## YOUR OBJECTIVE
Where a line holds the word "diagram", copy that line.

## EXTRACTED DATA
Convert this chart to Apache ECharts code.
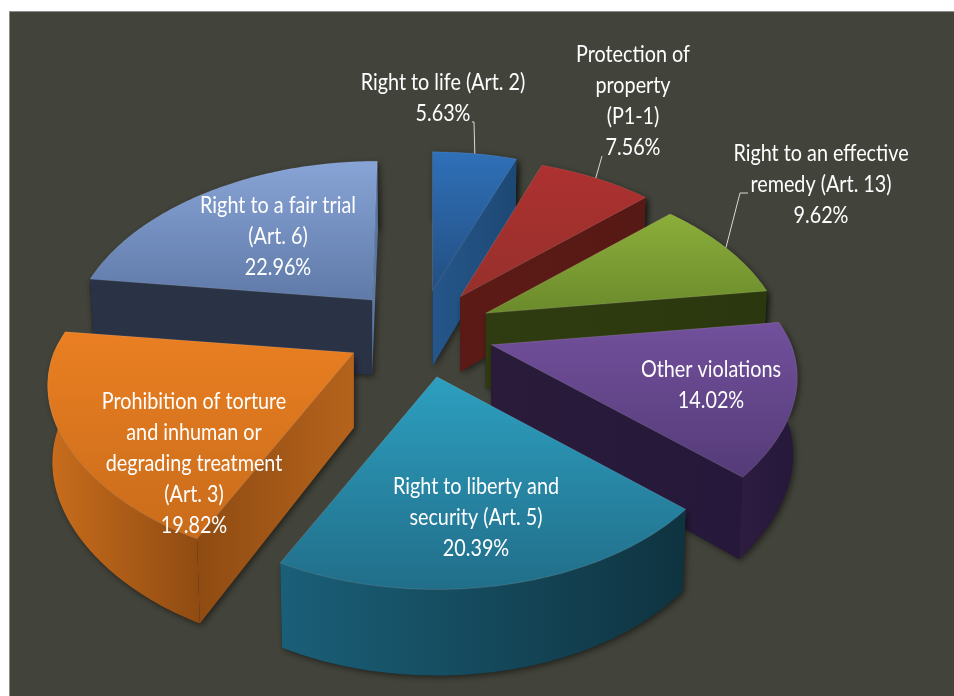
...
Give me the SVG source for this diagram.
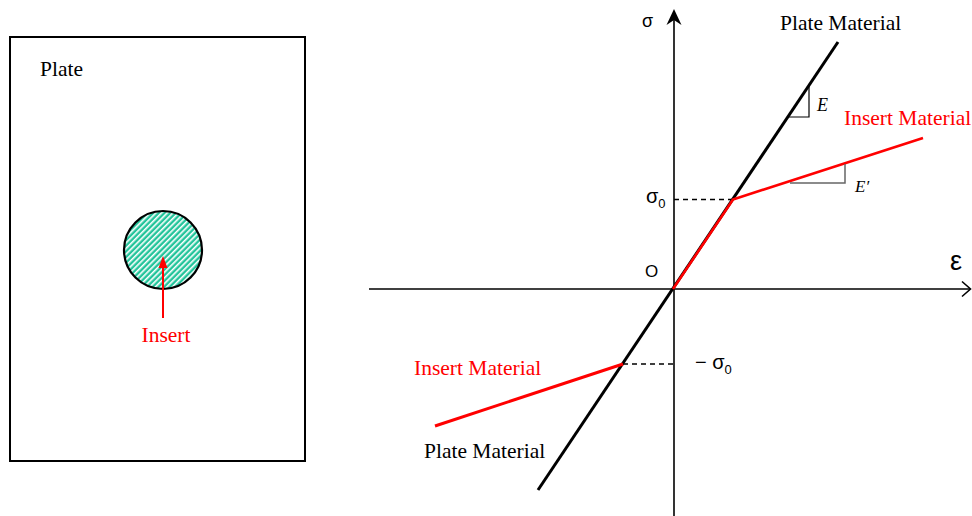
* * *
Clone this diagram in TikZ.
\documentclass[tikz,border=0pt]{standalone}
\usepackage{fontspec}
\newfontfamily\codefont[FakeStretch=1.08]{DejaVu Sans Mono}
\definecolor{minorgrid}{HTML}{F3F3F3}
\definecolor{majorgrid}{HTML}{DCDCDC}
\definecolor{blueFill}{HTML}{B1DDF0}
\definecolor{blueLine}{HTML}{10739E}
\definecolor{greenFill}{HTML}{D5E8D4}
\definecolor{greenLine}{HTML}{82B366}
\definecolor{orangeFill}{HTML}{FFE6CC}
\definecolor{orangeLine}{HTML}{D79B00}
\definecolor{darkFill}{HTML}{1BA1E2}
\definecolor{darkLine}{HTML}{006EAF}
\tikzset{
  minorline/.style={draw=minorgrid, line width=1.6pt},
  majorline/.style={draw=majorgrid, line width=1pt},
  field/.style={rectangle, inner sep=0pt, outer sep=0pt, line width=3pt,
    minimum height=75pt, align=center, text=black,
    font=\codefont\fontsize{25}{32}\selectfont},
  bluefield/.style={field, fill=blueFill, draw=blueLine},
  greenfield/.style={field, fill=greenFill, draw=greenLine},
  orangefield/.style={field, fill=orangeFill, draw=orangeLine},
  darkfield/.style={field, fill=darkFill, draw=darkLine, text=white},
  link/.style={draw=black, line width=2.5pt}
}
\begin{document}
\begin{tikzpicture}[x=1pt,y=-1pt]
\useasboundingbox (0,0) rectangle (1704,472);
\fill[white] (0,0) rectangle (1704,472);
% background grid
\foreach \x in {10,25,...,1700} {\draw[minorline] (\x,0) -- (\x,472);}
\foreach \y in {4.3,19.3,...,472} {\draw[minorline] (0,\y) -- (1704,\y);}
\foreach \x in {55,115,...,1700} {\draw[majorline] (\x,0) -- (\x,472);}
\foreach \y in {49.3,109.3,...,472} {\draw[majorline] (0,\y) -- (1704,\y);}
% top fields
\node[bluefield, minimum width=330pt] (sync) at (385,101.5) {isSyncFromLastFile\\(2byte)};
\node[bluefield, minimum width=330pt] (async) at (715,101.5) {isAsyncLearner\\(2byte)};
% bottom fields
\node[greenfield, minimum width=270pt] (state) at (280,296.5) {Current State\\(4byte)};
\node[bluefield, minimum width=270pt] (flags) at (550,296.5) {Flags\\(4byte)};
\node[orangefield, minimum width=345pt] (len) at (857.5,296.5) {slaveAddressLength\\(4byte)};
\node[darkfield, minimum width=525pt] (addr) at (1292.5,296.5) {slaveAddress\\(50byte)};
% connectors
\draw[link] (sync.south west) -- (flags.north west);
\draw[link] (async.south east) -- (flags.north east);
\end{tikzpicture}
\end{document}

## TASK SOLUTION
Give me the SVG source for this diagram.
Clone this diagram in TikZ.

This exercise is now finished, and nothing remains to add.